[Start]

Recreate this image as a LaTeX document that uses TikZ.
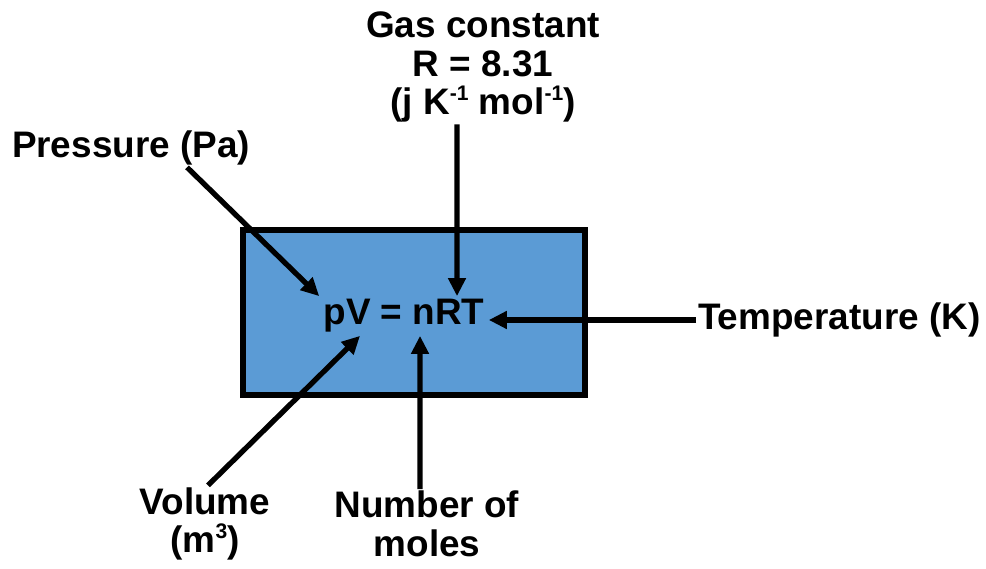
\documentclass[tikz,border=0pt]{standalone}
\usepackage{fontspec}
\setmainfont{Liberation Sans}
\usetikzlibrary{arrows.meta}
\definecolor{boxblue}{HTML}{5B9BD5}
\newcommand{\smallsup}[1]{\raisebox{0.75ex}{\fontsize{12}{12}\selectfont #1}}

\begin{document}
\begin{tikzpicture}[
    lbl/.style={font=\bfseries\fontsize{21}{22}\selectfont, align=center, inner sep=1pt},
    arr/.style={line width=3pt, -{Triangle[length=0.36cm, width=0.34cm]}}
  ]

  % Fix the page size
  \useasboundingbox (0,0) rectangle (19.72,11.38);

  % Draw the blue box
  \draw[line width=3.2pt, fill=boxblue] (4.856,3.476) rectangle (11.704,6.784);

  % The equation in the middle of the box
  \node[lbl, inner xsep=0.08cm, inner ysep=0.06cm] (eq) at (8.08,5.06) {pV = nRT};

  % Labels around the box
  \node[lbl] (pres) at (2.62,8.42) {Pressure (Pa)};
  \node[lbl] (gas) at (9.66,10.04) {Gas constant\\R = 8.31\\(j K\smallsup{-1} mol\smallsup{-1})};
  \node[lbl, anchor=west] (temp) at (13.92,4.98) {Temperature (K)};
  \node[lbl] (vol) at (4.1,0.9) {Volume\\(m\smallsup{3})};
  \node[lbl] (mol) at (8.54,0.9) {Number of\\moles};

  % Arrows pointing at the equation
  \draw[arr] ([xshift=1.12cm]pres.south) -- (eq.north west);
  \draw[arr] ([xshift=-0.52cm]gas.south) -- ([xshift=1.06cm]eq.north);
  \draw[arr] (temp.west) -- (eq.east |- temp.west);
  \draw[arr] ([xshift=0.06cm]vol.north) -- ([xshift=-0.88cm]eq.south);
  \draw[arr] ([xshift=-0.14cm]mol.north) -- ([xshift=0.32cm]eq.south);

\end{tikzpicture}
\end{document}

[End]
[Start]

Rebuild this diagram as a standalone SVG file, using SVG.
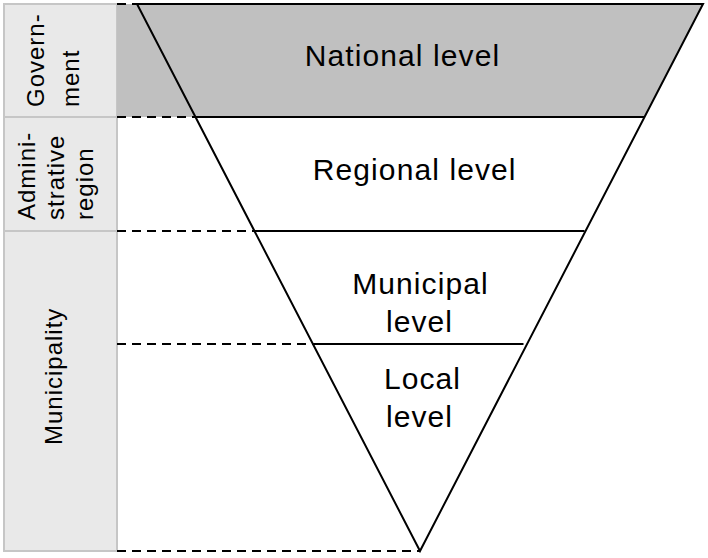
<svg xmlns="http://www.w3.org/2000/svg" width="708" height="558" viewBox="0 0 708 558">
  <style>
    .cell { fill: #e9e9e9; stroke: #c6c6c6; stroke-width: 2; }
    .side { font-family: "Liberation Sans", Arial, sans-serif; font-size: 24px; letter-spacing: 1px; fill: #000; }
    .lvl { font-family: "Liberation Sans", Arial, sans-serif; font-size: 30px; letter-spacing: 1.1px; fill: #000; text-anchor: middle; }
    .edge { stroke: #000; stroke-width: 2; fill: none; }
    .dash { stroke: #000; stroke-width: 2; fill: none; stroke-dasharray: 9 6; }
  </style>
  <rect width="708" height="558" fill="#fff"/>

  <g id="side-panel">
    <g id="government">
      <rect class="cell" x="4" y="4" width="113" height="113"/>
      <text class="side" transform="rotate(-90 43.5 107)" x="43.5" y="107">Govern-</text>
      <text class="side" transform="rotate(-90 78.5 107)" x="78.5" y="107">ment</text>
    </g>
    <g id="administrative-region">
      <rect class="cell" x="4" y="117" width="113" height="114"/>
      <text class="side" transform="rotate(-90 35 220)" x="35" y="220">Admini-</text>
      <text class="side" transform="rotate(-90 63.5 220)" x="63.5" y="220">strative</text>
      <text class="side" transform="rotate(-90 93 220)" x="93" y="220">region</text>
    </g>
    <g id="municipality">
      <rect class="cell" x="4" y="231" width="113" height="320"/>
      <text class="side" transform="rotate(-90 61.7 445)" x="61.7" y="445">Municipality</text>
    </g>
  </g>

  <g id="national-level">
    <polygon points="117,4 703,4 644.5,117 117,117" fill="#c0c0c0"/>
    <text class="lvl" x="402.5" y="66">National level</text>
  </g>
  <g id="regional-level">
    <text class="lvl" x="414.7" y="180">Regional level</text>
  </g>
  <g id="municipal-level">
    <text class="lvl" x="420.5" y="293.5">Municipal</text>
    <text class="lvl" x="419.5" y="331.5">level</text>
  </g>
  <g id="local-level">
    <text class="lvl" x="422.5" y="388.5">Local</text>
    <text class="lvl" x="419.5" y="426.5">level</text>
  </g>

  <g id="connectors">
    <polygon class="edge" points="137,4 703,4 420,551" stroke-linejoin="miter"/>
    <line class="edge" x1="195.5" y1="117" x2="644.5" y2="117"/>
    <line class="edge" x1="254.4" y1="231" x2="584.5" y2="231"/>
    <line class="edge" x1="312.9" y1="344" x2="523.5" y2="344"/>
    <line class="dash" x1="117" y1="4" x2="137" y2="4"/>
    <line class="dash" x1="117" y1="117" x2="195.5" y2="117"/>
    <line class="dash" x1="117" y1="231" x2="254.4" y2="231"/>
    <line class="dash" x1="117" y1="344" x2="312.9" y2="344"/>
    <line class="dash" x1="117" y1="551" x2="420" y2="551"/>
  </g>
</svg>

[End]
[Start]

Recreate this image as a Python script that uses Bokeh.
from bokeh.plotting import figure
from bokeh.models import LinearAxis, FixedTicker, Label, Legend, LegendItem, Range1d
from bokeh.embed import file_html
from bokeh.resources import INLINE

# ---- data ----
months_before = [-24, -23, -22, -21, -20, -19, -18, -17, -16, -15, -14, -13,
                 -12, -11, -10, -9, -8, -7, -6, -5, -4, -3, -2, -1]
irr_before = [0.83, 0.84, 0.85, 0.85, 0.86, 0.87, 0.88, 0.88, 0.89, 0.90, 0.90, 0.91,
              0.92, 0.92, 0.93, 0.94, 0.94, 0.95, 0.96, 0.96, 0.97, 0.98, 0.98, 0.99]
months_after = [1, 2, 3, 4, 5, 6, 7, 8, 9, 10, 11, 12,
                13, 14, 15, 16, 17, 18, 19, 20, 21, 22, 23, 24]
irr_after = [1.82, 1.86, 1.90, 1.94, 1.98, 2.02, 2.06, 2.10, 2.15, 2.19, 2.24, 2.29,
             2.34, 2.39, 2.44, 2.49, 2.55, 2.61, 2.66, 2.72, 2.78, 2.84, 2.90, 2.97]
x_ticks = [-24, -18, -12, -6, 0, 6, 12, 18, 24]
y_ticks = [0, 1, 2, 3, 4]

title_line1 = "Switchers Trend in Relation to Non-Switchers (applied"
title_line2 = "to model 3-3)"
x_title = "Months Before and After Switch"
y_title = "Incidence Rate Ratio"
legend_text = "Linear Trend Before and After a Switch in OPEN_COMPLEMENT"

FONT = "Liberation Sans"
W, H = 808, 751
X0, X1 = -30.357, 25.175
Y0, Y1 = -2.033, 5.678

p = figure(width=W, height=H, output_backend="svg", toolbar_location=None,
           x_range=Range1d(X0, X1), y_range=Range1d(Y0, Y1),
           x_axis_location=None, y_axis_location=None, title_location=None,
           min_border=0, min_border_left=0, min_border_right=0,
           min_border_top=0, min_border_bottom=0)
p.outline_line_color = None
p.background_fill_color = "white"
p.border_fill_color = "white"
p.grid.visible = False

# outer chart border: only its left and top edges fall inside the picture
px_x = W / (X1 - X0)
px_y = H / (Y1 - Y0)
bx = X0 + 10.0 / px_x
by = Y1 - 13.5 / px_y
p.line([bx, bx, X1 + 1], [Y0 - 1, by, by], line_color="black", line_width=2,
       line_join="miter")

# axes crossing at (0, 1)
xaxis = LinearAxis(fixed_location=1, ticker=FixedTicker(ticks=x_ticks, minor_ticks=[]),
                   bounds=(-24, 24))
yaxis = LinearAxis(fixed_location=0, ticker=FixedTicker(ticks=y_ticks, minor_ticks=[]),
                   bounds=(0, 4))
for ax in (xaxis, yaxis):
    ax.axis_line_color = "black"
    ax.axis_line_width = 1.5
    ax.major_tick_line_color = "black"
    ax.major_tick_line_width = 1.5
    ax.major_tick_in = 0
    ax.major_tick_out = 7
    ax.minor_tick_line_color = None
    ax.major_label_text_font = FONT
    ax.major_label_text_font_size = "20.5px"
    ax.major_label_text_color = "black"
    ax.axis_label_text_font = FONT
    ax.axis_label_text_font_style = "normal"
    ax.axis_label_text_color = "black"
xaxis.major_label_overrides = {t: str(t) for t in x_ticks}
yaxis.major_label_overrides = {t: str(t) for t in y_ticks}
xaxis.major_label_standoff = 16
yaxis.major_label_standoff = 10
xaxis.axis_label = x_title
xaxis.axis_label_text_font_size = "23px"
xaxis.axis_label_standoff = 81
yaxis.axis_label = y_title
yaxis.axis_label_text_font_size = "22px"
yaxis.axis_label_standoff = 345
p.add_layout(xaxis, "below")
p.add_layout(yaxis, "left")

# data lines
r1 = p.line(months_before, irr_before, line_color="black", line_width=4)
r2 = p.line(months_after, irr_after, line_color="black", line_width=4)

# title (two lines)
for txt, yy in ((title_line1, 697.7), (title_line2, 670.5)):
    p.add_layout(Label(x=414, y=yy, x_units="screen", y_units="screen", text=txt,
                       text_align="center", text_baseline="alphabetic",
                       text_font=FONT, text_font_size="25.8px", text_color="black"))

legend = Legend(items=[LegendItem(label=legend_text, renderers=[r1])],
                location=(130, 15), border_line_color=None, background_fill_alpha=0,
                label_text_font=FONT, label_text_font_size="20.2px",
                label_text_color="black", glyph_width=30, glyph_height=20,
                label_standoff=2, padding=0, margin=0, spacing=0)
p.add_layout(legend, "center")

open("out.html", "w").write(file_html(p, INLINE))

[End]

- **Your instructions**: Above are some lines. Repeat exactly, and only, those from the line that has "Recreate this image as a Python" through the line that has "from bokeh.resources import INLINE".

- **Exercise response**:
Recreate this image as a Python script that uses Bokeh.
from bokeh.plotting import figure
from bokeh.models import LinearAxis, FixedTicker, Label, Legend, LegendItem, Range1d
from bokeh.embed import file_html
from bokeh.resources import INLINE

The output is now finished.